Putting them together: $\frac{\partial z}{\partial x} = \frac{6x}{y} + \frac{\sqrt{y}}{x^2}$.
* **For $\frac{\partial z}{\partial y}$:**
For the first part ($3x^2 y^{-1}$), $3x^2$ is constant. Derivative of $y^{-1}$ is $-y^{-2}$. So, $3x^2 \cdot (-y^{-2}) = -\frac{3x^2}{y^2}$.
For the second part ($-y^{1/2} x^{-1}$), $-x^{-1}$ is constant.
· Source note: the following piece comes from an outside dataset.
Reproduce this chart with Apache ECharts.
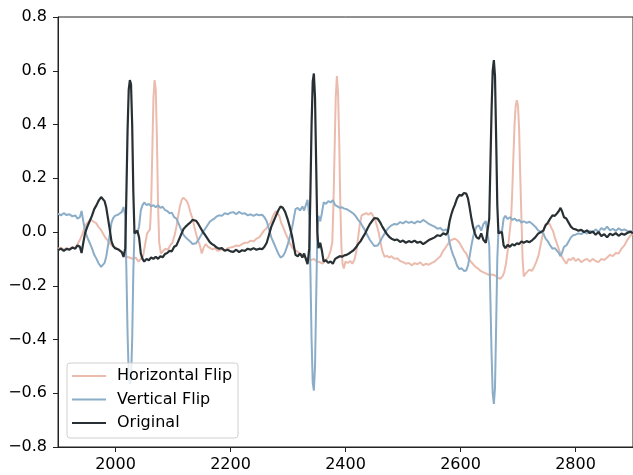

Derivative of $y^{1/2}$ is $\frac{1}{2}y^{-1/2}$. So, $-x^{-1} \cdot (\frac{1}{2}y^{-1/2}) = -\frac{1}{2}x^{-1}y^{-1/2} = -\frac{1}{2x\sqrt{y}}$.
Putting them together: $\frac{\partial z}{\partial y} = -\frac{3x^2}{y^2} - \frac{1}{2x\sqrt{y}}$.

**(f) $z=\sqrt{x y}-3(x+y)$**
* **For $\frac{\partial z}{\partial x}$:** I rewrote $z = (xy)^{1/2} - 3x - 3y$.
For $(xy)^{1/2}$: Since we're treating $y$ as a constant, I can think of this as $\sqrt{y} \cdot \sqrt{x} = y^{1/2} x^{1/2}$. The constant is $y^{1/2}$. Derivative of $x^{1/2}$ is $\frac{1}{2}x^{-1/2}$. So, $y^{1/2} \cdot \frac{1}{2}x^{-1/2} = \frac{\sqrt{y}}{2\sqrt{x}} = \frac{1}{2}\sqrt{\frac{y}{x}}$.
For $-3x$: The derivative with respect to $x$ is $-3$.
For $-3y$: Since $y$ is a constant, the derivative of $-3y$ with respect to $x$ is $0$.
Putting them together: $\frac{\partial z}{\partial x} = \frac{1}{2} \sqrt{\frac{y}{x}} - 3$.
* **For $\frac{\partial z}{\partial y}$:**
For $(xy)^{1/2}$: Now we treat $x$ as a constant, so this is $\sqrt{x} \cdot \sqrt{y} = x^{1/2} y^{1/2}$. The constant is $x^{1/2}$. Derivative of $y^{1/2}$ is $\frac{1}{2}y^{-1/2}$. So, $x^{1/2} \cdot \frac{1}{2}y^{-1/2} = \frac{\sqrt{x}}{2\sqrt{y}} = \frac{1}{2}\sqrt{\frac{x}{y}}$.
For $-3x$: Since $x$ is a constant, the derivative of $-3x$ with respect to $y$ is $0$.
For $-3y$: The derivative with respect to $y$ is $-3$.
Putting them together: $\frac{\partial z}{\partial y} = \frac{1}{2} \sqrt{\frac{x}{y}} - 3$.

It's really cool how treating one variable as a constant makes these problems just like the simple derivatives we learned first!